• **What you are asked to do**
Copy the data exactly from the line that contains "Recreate this image" through the line that contains "groups.forEach((g, i) =>", keeping both end lines and leaving out everything else.

-- START Working data --

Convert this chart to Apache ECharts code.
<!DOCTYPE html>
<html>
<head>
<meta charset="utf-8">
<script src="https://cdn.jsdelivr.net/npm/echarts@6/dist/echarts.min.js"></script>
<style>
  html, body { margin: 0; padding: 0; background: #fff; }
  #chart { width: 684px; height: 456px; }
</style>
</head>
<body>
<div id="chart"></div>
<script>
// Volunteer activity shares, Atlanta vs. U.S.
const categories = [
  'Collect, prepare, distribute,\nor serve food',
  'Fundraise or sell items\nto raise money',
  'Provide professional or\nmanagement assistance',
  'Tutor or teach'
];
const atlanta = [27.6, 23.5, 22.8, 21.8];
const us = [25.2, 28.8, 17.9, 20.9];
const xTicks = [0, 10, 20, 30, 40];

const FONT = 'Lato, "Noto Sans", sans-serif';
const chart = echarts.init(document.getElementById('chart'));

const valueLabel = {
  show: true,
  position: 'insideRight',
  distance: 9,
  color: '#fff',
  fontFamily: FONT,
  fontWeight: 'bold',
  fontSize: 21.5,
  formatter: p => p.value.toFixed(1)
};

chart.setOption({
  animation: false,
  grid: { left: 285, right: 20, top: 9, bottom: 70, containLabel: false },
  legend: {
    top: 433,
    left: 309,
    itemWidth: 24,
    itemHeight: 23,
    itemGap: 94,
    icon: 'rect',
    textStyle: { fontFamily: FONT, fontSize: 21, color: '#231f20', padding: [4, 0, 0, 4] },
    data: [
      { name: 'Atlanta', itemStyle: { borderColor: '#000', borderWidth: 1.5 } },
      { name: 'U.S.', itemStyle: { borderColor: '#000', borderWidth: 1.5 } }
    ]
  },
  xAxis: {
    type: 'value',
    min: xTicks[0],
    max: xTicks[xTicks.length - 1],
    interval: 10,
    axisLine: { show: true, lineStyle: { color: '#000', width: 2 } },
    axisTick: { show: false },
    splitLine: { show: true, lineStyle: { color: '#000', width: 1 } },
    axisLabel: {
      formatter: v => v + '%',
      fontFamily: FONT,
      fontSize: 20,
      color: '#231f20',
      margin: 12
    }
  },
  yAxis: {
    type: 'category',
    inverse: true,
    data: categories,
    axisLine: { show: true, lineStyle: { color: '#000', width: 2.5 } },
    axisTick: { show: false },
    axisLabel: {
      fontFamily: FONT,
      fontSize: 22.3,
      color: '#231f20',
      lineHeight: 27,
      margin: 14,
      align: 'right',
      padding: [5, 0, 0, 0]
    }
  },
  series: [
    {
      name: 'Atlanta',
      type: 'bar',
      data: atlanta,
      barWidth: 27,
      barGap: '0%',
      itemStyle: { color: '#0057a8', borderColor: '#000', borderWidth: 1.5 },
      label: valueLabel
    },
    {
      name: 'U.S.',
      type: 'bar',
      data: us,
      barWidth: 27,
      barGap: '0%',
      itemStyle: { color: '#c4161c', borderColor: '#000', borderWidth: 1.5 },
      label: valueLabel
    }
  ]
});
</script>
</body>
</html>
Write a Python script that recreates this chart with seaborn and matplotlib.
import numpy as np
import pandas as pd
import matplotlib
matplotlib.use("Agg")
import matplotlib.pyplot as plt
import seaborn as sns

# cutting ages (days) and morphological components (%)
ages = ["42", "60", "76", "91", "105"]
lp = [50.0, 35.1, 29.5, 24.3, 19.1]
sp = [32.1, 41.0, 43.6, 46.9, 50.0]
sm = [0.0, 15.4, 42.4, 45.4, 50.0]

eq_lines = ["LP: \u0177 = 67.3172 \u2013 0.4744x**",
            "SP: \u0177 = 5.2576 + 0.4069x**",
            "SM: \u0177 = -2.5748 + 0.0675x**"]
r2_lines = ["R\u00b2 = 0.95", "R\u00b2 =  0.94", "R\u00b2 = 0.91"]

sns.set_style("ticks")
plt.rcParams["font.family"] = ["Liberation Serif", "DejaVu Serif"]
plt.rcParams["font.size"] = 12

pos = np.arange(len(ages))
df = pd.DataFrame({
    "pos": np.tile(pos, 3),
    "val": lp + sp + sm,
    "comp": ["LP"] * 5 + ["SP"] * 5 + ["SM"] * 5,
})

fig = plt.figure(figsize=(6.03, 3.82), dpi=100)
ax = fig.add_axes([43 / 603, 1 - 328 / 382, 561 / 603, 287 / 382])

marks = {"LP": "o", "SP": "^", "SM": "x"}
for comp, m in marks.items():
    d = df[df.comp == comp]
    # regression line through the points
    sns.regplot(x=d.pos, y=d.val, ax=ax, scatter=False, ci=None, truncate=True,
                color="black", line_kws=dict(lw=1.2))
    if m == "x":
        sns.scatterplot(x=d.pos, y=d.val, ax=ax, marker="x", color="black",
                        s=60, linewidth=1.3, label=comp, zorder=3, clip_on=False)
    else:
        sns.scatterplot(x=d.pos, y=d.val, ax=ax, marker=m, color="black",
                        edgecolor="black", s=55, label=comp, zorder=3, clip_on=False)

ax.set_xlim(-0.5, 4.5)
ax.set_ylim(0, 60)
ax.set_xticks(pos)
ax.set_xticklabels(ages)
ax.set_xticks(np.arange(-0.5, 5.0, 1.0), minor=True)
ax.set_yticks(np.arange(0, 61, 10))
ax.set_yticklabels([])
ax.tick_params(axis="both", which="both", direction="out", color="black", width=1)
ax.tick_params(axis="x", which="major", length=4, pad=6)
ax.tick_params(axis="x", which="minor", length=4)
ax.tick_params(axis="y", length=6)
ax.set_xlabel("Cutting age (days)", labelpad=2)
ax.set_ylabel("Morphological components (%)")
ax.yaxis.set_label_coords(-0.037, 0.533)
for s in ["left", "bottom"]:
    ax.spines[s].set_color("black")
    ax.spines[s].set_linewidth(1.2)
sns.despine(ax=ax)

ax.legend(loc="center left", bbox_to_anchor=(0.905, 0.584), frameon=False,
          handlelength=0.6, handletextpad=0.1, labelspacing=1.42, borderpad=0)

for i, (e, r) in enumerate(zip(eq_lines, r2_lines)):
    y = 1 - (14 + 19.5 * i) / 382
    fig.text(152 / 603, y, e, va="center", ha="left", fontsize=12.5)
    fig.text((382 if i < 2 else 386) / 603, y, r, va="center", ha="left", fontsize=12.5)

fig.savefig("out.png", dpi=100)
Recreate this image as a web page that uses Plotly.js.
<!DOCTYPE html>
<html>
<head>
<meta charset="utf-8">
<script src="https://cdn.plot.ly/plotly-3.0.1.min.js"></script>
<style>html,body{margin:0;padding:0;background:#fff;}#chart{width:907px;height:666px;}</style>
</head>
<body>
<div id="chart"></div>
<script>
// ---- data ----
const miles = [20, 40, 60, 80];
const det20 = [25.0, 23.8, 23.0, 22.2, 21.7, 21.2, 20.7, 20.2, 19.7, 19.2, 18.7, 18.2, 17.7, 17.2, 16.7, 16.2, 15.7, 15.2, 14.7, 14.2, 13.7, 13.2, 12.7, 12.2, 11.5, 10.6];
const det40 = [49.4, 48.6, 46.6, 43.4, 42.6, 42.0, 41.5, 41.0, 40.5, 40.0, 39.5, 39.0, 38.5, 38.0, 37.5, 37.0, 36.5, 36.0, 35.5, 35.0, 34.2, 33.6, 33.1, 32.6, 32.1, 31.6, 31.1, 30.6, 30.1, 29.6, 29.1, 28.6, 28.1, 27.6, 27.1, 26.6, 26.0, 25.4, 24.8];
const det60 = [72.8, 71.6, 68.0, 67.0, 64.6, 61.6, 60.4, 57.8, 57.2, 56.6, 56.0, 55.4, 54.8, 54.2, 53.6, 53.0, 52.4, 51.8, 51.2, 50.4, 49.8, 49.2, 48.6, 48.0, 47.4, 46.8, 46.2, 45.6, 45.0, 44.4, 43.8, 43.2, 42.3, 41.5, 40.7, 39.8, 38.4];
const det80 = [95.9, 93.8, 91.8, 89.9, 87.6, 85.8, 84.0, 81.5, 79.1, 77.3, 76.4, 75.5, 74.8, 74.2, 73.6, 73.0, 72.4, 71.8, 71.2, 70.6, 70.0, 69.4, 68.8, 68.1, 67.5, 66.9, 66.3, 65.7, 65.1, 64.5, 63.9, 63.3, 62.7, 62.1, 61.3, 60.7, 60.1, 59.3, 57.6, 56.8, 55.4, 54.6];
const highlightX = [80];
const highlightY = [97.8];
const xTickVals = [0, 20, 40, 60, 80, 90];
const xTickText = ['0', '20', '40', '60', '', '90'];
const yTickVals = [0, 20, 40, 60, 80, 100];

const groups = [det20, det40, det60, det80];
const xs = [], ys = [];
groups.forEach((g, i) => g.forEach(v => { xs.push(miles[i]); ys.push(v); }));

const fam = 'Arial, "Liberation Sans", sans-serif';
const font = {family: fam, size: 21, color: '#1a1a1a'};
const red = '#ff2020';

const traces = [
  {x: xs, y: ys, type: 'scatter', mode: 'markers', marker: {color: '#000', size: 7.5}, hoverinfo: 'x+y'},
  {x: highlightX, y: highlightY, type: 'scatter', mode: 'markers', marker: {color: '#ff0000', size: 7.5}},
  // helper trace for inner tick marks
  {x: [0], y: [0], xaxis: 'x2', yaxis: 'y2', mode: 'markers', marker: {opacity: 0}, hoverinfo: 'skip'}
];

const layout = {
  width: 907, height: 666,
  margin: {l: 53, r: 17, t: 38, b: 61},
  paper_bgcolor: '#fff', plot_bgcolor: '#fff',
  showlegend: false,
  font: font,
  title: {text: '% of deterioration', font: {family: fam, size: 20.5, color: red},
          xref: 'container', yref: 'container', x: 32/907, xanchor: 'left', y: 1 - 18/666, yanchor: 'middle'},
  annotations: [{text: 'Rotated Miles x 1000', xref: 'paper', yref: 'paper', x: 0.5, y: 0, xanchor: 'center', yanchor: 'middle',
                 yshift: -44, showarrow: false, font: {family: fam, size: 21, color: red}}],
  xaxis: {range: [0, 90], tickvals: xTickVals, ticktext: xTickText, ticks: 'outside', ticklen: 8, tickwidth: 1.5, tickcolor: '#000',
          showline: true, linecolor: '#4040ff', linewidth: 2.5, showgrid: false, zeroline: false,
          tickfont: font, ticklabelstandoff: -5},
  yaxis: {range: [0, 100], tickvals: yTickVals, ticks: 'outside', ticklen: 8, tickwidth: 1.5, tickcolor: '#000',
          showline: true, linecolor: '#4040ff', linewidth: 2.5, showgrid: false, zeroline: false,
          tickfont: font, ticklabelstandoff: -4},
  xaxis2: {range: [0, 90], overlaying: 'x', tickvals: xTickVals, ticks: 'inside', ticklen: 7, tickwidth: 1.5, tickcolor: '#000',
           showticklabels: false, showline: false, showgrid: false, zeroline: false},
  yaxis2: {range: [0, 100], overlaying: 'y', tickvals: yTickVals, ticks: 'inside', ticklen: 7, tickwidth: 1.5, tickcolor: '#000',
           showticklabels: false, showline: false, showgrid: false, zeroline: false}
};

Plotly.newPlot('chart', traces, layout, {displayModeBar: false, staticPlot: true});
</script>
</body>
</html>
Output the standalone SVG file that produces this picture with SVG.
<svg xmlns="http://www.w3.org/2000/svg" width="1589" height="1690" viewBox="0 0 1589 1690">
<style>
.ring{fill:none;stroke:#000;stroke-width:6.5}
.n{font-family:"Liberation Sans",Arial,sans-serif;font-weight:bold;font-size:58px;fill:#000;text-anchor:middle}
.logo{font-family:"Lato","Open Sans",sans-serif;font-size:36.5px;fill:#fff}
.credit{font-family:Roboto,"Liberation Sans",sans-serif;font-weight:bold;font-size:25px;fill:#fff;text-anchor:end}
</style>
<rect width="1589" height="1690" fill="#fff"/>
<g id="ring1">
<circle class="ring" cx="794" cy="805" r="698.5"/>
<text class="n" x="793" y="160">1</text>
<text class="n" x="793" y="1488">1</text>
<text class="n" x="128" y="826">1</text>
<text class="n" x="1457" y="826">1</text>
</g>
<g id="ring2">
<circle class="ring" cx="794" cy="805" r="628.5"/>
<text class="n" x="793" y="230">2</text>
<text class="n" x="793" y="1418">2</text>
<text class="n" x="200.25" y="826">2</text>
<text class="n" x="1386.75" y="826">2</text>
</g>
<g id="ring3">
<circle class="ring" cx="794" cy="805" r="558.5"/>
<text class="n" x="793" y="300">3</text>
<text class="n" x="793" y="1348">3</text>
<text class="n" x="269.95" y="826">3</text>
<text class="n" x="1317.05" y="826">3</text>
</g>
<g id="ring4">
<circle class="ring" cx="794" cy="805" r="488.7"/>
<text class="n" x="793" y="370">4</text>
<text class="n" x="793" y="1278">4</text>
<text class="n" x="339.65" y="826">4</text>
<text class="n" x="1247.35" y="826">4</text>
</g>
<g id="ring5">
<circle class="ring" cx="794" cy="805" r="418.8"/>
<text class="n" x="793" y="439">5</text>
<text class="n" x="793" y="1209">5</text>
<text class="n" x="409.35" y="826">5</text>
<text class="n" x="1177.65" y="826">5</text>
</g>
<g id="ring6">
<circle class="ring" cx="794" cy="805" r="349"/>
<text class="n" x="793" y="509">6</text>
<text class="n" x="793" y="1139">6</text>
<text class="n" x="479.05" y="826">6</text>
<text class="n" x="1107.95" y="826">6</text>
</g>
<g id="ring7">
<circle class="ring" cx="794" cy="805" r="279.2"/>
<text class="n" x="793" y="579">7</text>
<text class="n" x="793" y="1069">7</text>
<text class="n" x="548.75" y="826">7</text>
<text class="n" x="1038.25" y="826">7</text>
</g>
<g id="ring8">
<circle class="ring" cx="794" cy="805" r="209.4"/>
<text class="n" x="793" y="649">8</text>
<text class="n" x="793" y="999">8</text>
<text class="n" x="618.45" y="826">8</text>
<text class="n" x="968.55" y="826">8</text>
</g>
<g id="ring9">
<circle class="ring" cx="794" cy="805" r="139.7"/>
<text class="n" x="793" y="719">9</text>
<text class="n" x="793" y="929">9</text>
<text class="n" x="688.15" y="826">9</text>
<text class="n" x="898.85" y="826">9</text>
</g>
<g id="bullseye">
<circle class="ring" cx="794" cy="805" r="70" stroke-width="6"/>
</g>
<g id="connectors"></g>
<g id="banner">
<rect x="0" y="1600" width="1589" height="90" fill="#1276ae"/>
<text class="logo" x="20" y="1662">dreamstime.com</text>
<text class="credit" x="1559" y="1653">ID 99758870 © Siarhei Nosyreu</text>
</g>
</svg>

-- END Working data --

• **Exercise answer**
Recreate this image as a web page that uses Plotly.js.
<!DOCTYPE html>
<html>
<head>
<meta charset="utf-8">
<script src="https://cdn.plot.ly/plotly-3.0.1.min.js"></script>
<style>html,body{margin:0;padding:0;background:#fff;}#chart{width:907px;height:666px;}</style>
</head>
<body>
<div id="chart"></div>
<script>
// ---- data ----
const miles = [20, 40, 60, 80];
const det20 = [25.0, 23.8, 23.0, 22.2, 21.7, 21.2, 20.7, 20.2, 19.7, 19.2, 18.7, 18.2, 17.7, 17.2, 16.7, 16.2, 15.7, 15.2, 14.7, 14.2, 13.7, 13.2, 12.7, 12.2, 11.5, 10.6];
const det40 = [49.4, 48.6, 46.6, 43.4, 42.6, 42.0, 41.5, 41.0, 40.5, 40.0, 39.5, 39.0, 38.5, 38.0, 37.5, 37.0, 36.5, 36.0, 35.5, 35.0, 34.2, 33.6, 33.1, 32.6, 32.1, 31.6, 31.1, 30.6, 30.1, 29.6, 29.1, 28.6, 28.1, 27.6, 27.1, 26.6, 26.0, 25.4, 24.8];
const det60 = [72.8, 71.6, 68.0, 67.0, 64.6, 61.6, 60.4, 57.8, 57.2, 56.6, 56.0, 55.4, 54.8, 54.2, 53.6, 53.0, 52.4, 51.8, 51.2, 50.4, 49.8, 49.2, 48.6, 48.0, 47.4, 46.8, 46.2, 45.6, 45.0, 44.4, 43.8, 43.2, 42.3, 41.5, 40.7, 39.8, 38.4];
const det80 = [95.9, 93.8, 91.8, 89.9, 87.6, 85.8, 84.0, 81.5, 79.1, 77.3, 76.4, 75.5, 74.8, 74.2, 73.6, 73.0, 72.4, 71.8, 71.2, 70.6, 70.0, 69.4, 68.8, 68.1, 67.5, 66.9, 66.3, 65.7, 65.1, 64.5, 63.9, 63.3, 62.7, 62.1, 61.3, 60.7, 60.1, 59.3, 57.6, 56.8, 55.4, 54.6];
const highlightX = [80];
const highlightY = [97.8];
const xTickVals = [0, 20, 40, 60, 80, 90];
const xTickText = ['0', '20', '40', '60', '', '90'];
const yTickVals = [0, 20, 40, 60, 80, 100];

const groups = [det20, det40, det60, det80];
const xs = [], ys = [];
groups.forEach((g, i) => g.forEach(v => { xs.push(miles[i]); ys.push(v); }));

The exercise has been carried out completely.